Singh, who was born in Hong Kong, came close to attaining the feat of being elected an MLA in 2017, but lost by just 134 votes to Jas Johal of the Liberal Party. The latter is also Sikh but does not wear a turban.

world Updated: Oct 25, 2020, 13:40 IST
Anirudh Bhattacharyya
Anirudh Bhattacharyya
Hindustan Times, Toronto
Aman Singh, who was born in Hong Kong, came close to attaining the feat of being elected an MLA in 2017, but lost by just 134 votes.
Aman Singh, who was born in Hong Kong, came close to attaining the feat of being elected an MLA in 2017, but lost by just 134 votes. (Photo courtesy: Aman Singh)

Despite having elected Harjit Sajjan to the House of Commons leading to him becoming Canada’s defence minister, the province of British Columbia had never elected a turbaned Sikh to its own legislative assembly.

That changed on Saturday night, with human rights lawyer Aman Singh making history as he was projected to win the riding (as constituencies are called in Canada) of Richmond-Queensborough.

Singh, who was born in Hong Kong, came close to attaining the feat of being elected an MLA in 2017, but lost by just 134 votes to Jas Johal of the Liberal Party. The latter is also Sikh but does not wear a turban.
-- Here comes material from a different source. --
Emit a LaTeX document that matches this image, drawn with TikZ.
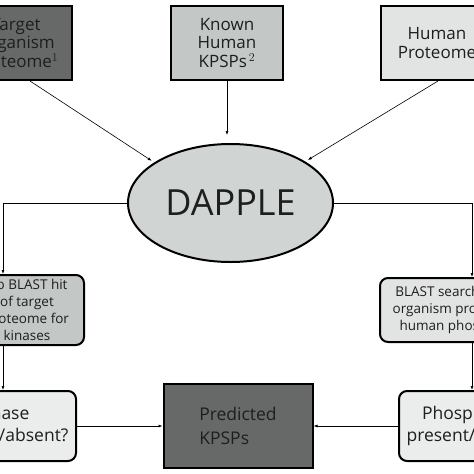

In fact, the province has even had a Sikh premier (equivalent of chief minister in India) in Ujjal Dosanjh, but he also did not sport a turban.

Singh was projected to win with about 47% of the vote and with a margin of less than 600 ballots.

The snap elections were called by BC Premier John Horgan, the leader of the New Democratic Party (NDP) provincial government, as he sought to turn a minority into a majority. He succeeded in that objective as the NDP captured 55 seats, a gain of 14, while the Liberals lost 12 to total 29 seats.

The legislature has a strength of 87 members.

The outgoing government had two ministers of Sikh heritage in Jinny Sims and Harry Bains, both of whom were also re-elected.

Overall, eight MLAs of Indian-origin were elected to the assembly this time, as against seven previously.

Among other prominent winners was Nikki Sharma, a Hindu with roots in Punjab, who emerged victorious from the riding of Vancouver-Hastings and Ravi Kahlon from Delta North, who was a Parliamentary Secretary.